I didn’t expect to live a full year into the pandemic. Like, this time last year I was terrified. Terrified of COVID, then terrified of what life had in store, then terrified of myself and the things I was discovering about who I am and how I feel. There were so many moments where I was convinced that 2020 was going to be my last year, that I was going to be perpetually 26, and that, at some point, there would be no more me. Either from the plague or because I opted out.
But here I am. A full orbit around the Sun and I’m still here, still kicking. I’ve managed to avoid the plague and while there were several moments where I wasn’t sure I was safe from myself, I managed to make it through the year more or less unscathed. Maybe a few more scars, a few more tattoos, a SHITLOAD more sense-of-self and a few mental health diagnoses but you know, it’s probably better than dead.
I just turned 27! And I got myself several gifts for my 27th birthday. One was a signed Nick Jonas Album (Go stream Spaceman. Now. The whole album is incredible.), the other was a therapist and a psychiatrist. Turns out, I’m bipolar! Which, honestly, makes a lot of sense. I’ve had cycles of ups and downs since I was in middle school. I’ve had the days where I can’t do anything but sit in bed and cry and want out, then I’ve also had the days where I’m over the fucking moon for no reason and I feel dangerously elated. I’ve always known the two go together. So I’m working on getting treatment for that which should, hopefully, make my life a lot easier. Fingers crossed, anyways.

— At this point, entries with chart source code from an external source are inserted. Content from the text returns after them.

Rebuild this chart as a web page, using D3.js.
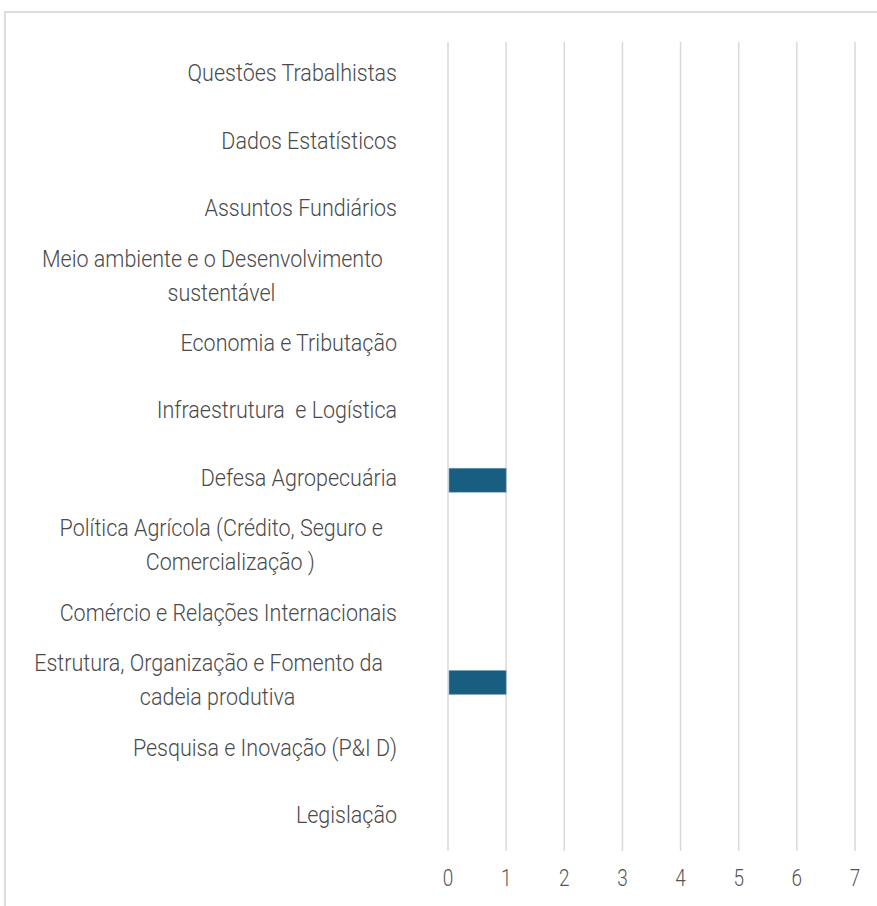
<!DOCTYPE html>
<html>
<head>
<meta charset="utf-8">
<script src="https://cdn.jsdelivr.net/npm/d3@7"></script>
<style>
  body { margin: 0; background: #fff; }
  svg { display: block; }
</style>
</head>
<body>
<svg id="chart" width="877" height="906"></svg>
<script>
// categories, top to bottom ("\n" = wrapped line)
const categories = [
  "Questões Trabalhistas",
  "Dados Estatísticos",
  "Assuntos Fundiários",
  "Meio ambiente e o Desenvolvimento\nsustentável",
  "Economia e Tributação",
  "Infraestrutura  e Logística",
  "Defesa Agropecuária",
  "Política Agrícola (Crédito, Seguro e\nComercialização )",
  "Comércio e Relações Internacionais",
  "Estrutura, Organização e Fomento da\ncadeia produtiva",
  "Pesquisa e Inovação (P&I D)",
  "Legislação"
];
const values = [0, 0, 0, 0, 0, 0, 1, 0, 0, 1, 0, 0];
const xTicks = [0, 1, 2, 3, 4, 5, 6, 7];

const svg = d3.select("#chart");
const width = 877, height = 906;
const stretch = 1.15; // text in the picture is a bit tall / narrow

// frame
svg.append("rect")
  .attr("x", 5).attr("y", 12)
  .attr("width", width + 10).attr("height", height + 10)
  .attr("fill", "none")
  .attr("stroke", "#dcdcdc")
  .attr("stroke-width", 2);

const x = d3.scaleLinear().domain([0, 7]).range([448, 855]);
const y = d3.scaleBand().domain(categories).range([42, 851]).paddingInner(0).paddingOuter(0);

// gridlines
svg.append("g")
  .selectAll("line")
  .data(xTicks)
  .join("line")
  .attr("x1", d => x(d)).attr("x2", d => x(d))
  .attr("y1", 42).attr("y2", 851)
  .attr("stroke", "#d9d9d9")
  .attr("stroke-width", 1.5);

// bars
const barH = 24;
svg.append("g")
  .selectAll("rect")
  .data(categories.map((c, i) => ({ c, v: values[i] })).filter(d => d.v > 0))
  .join("rect")
  .attr("x", x(0) + 1)
  .attr("y", d => y(d.c) + y.bandwidth() / 2 - barH / 2)
  .attr("width", d => x(d.v) - x(0) - 1)
  .attr("height", barH)
  .attr("fill", "#185e80")
  .attr("stroke", "#7fa6b9")
  .attr("stroke-width", 0.6);

// x tick labels
svg.append("g")
  .attr("font-family", "Roboto, sans-serif")
  .attr("font-weight", 300)
  .attr("font-size", 20)
  .attr("fill", "#555")
  .selectAll("text")
  .data(xTicks)
  .join("text")
  .attr("transform", d => `translate(${x(d)},878) scale(0.95,${stretch + 0.05})`)
  .attr("dy", "0.35em")
  .attr("text-anchor", "middle")
  .text(d => d);

// category labels
const labelRight = 397;
const lineH = 34;
const lab = svg.append("g")
  .attr("font-family", "Roboto, sans-serif")
  .attr("font-weight", 300)
  .attr("font-size", 21.5)
  .attr("fill", "#4a4a4a");

categories.forEach(c => {
  const lines = c.split("\n");
  const cy = y(c) + y.bandwidth() / 2 - 3;
  if (lines.length === 1) {
    lab.append("text")
      .attr("transform", `translate(${labelRight},${cy}) scale(1,${stretch})`)
      .attr("dy", "0.35em")
      .attr("text-anchor", "end")
      .style("white-space", "pre")
      .text(c);
  } else {
    const g = lab.append("g");
    const spans = lines.map(l => g.append("text")
      .attr("text-anchor", "middle")
      .attr("dy", "0.35em")
      .text(l));
    const w = d3.max(spans, s => s.node().getComputedTextLength());
    const cx = labelRight - 14 - w / 2;
    // wrapped lines sit slightly right of the first line's centre
    spans.forEach((s, i) => s.attr("transform",
      `translate(${cx + (i > 0 ? 9 : 0)},${cy + (i - (lines.length - 1) / 2) * lineH}) scale(1,${stretch})`));
  }
});
</script>
</body>
</html>
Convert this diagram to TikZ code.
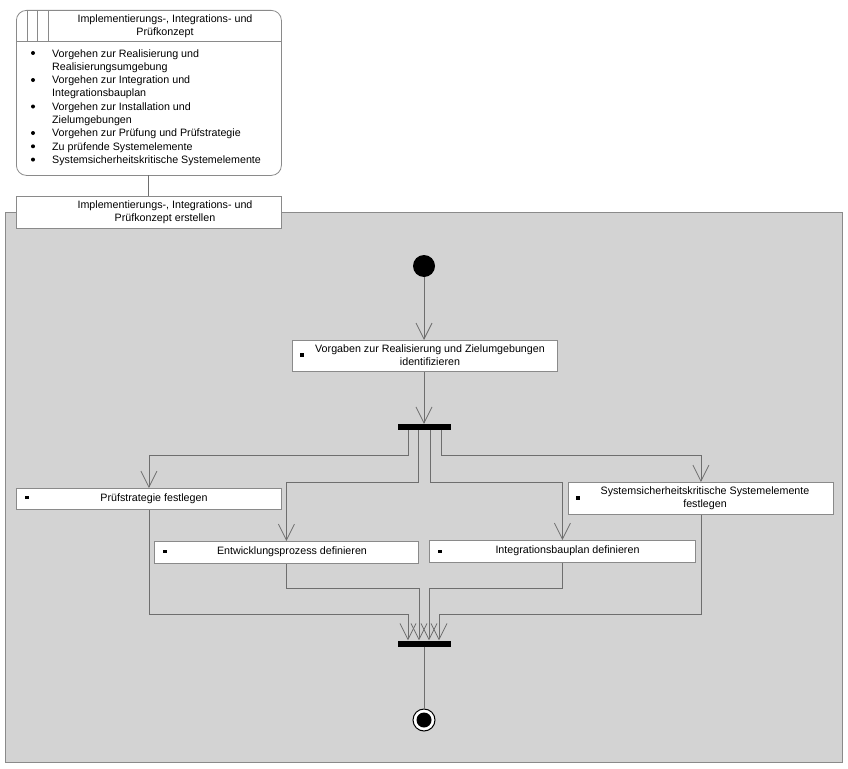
\documentclass[tikz,border=0pt]{standalone}
\usepackage{fontspec}
\setmainfont{Liberation Sans}
\usetikzlibrary{arrows.meta}
\definecolor{areagray}{HTML}{D3D3D3}
\definecolor{linegray}{HTML}{6E6E6E}
\definecolor{boxgray}{HTML}{8A8A8A}
\begin{document}
\begin{tikzpicture}[x=1pt,y=-1pt,
  every node/.style={font=\fontsize{10.7}{13.3}\selectfont},
  actbox/.style={draw=boxgray, fill=white, line width=0.8pt, anchor=north west, inner sep=0pt},
  btxt/.style={align=center, inner sep=0pt},
  sq/.style={fill=black, minimum size=3.6pt, inner sep=0pt},
  dot/.style={circle, fill=black, minimum size=4pt, inner sep=0pt},
  ltxt/.style={anchor=base west, inner sep=0pt},
  flow/.style={draw=linegray, line width=0.8pt},
  arr/.style={flow, -{Straight Barb[length=16pt,width=16pt,line width=0.8pt]}},
  bar/.style={fill=black, inner sep=0pt, minimum width=53pt, minimum height=6pt}
]
\useasboundingbox (0,0) rectangle (848,768);
% activity area
\fill[areagray, draw=boxgray, line width=0.8pt] (5,212) rectangle (842,762);
% object node
\node[draw=boxgray, fill=white, rounded corners=10pt, line width=0.8pt, anchor=north west,
      minimum width=265pt, minimum height=165pt, inner sep=0pt] (obj) at (16,10) {};
\draw[boxgray, line width=0.8pt] (16,41.5) -- (281,41.5);
\draw[boxgray, line width=0.8pt] (27,10) -- (27,41.5) (37,10) -- (37,41.5) (48,10) -- (48,41.5);
\node[btxt] (objtitle) at (165,26.5) {Implementierungs-, Integrations- und\\Prüfkonzept};
\node[ltxt] (l1) at (52,57) {Vorgehen zur Realisierung und};
\node[ltxt] (l2) at (52,70.3) {Realisierungsumgebung};
\node[ltxt] (l3) at (52,83.6) {Vorgehen zur Integration und};
\node[ltxt] (l4) at (52,96.9) {Integrationsbauplan};
\node[ltxt] (l5) at (52,110.2) {Vorgehen zur Installation und};
\node[ltxt] (l6) at (52,123.5) {Zielumgebungen};
\node[ltxt] (l7) at (52,136.8) {Vorgehen zur Prüfung und Prüfstrategie};
\node[ltxt] (l8) at (52,150.1) {Zu prüfende Systemelemente};
\node[ltxt] (l9) at (52,163.4) {Systemsicherheitskritische Systemelemente};
\node[dot] (d1) at (33,53) {};
\node[dot] (d2) at (33,80) {};
\node[dot] (d3) at (33,106.5) {};
\node[dot] (d4) at (33,133) {};
\node[dot] (d5) at (33,146.3) {};
\node[dot] (d6) at (33,159.6) {};
% activity label
\node[actbox, minimum width=265pt, minimum height=32pt] (actlabel) at (16,196) {};
\node[btxt] (actlabeltxt) at (165,212.5) {Implementierungs-, Integrations- und\\Prüfkonzept erstellen};
\draw[flow] (148,175) -- (148,196);
% start
\node[circle, fill=black, minimum size=22pt, inner sep=0pt] (start) at (424,266) {};
% first action
\node[actbox, minimum width=265pt, minimum height=31pt] (a1) at (292,340) {};
\node[btxt] (a1t) at (430,355.5) {Vorgaben zur Realisierung und Zielumgebungen\\identifizieren};
\node[sq] (a1b) at (302,355) {};
% fork
\node[bar] (fork) at (424.5,427) {};
% parallel actions
\node[actbox, minimum width=265pt, minimum height=21pt] (pruef) at (16,488) {};
\node[btxt] (pruefT) at (154,498.5) {Prüfstrategie festlegen};
\node[sq] (pruefB) at (27,497.5) {};
\node[actbox, minimum width=264pt, minimum height=22pt] (entw) at (154,541) {};
\node[btxt] (entwT) at (292,552) {Entwicklungsprozess definieren};
\node[sq] (entwB) at (165,551.5) {};
\node[actbox, minimum width=266pt, minimum height=22pt] (integ) at (429,540) {};
\node[btxt] (integT) at (567.5,551) {Integrationsbauplan definieren};
\node[sq] (integB) at (440,551.5) {};
\node[actbox, minimum width=265pt, minimum height=32pt] (syst) at (568,482) {};
\node[btxt] (systT) at (705,498.5) {Systemsicherheitskritische Systemelemente\\festlegen};
\node[sq] (systB) at (578,498) {};
% join
\node[bar] (join) at (424.5,643.5) {};
% final
\node[circle, draw=black, line width=1pt, fill=white, minimum size=22pt, inner sep=0pt] (final) at (424,720) {};
\node[circle, fill=black, minimum size=15pt, inner sep=0pt] (finalin) at (final.center) {};
% flows
\draw[arr] (start.south) -- (a1.north -| start.south);
\draw[arr] (a1.south -| start.south) -- (fork.north -| start.south);
\draw[arr] ([xshift=-16.5pt]fork.south) -- ++(0,25) -| (pruef.north);
\draw[arr] ([xshift=-6.5pt]fork.south) -- ++(0,52) -| (entw.north);
\draw[arr] ([xshift=5.5pt]fork.south) -- ++(0,52) -| (integ.north);
\draw[arr] ([xshift=16.5pt]fork.south) -- ++(0,25) -| (syst.north);
\draw[arr] (pruef.south) -- ++(0,105) -| ([xshift=-16.5pt]join.north);
\draw[arr] (entw.south) -- ++(0,25) -| ([xshift=-5.5pt]join.north);
\draw[arr] (integ.south) -- ++(0,26) -| ([xshift=4.5pt]join.north);
\draw[arr] (syst.south) -- ++(0,100) -| ([xshift=14.5pt]join.north);
\draw[flow] (join.south -| final.north) -- (final.north);
\end{tikzpicture}
\end{document}
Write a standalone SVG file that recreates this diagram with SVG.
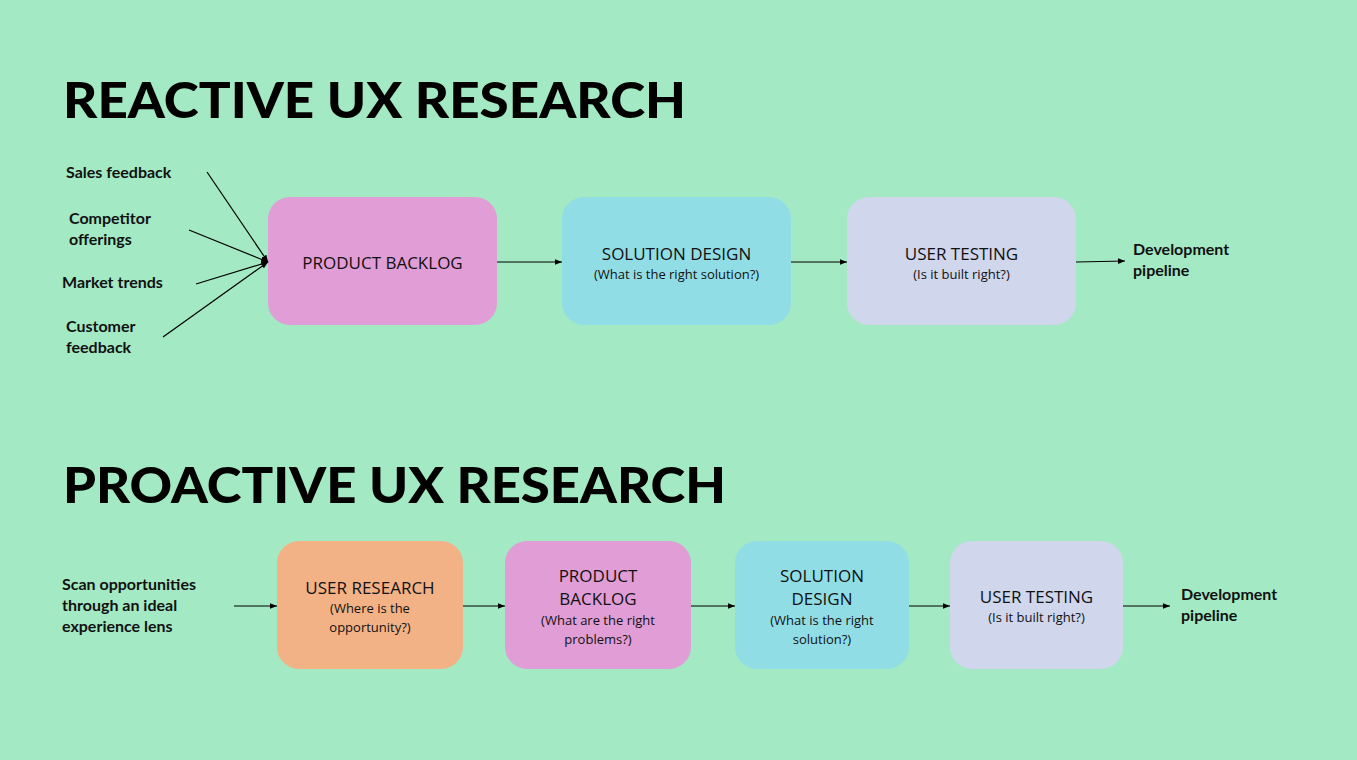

Aside from getting my shit together, my days have been more or less the same. I play Animal Crossing, I draw Matt Smith, I do the oui’d. (Although, since starting my meds I’ve actually been almost completely sober!) I have been trying to do other things to fill in the time better. I dyed my whole head pink (because I thought it’d be fun), I destroyed and re-organized my living room (we have a new electric fireplace and it’s beautiful), and I’ve been experimenting a lot with makeup (I have mastered glitter eyeshadow and 16-year-old me would be thrilled). I’ve also been just… vibing. I’ve made some friends on Twitter with similar interests (mainly Matt Smith) and it makes me happy to have some people to talk to sometimes.
Here’s the last few months in photo-grid form, because words are hard and I’m more of a ~vibe~ person, you know?
I think this is the last post I’m going do make counting the days. Mostly because it’s been a whole ass year and I’m tired of being stuck in the past. Nothing is ever going back to the way it was in early 2020. All we can do now is move forward, you know? Pre-COVID normal is dead, and framing my days in context to what I’ve lost is silly. I want to focus on getting my head on straight and moving forward with my life, in whatever form it takes.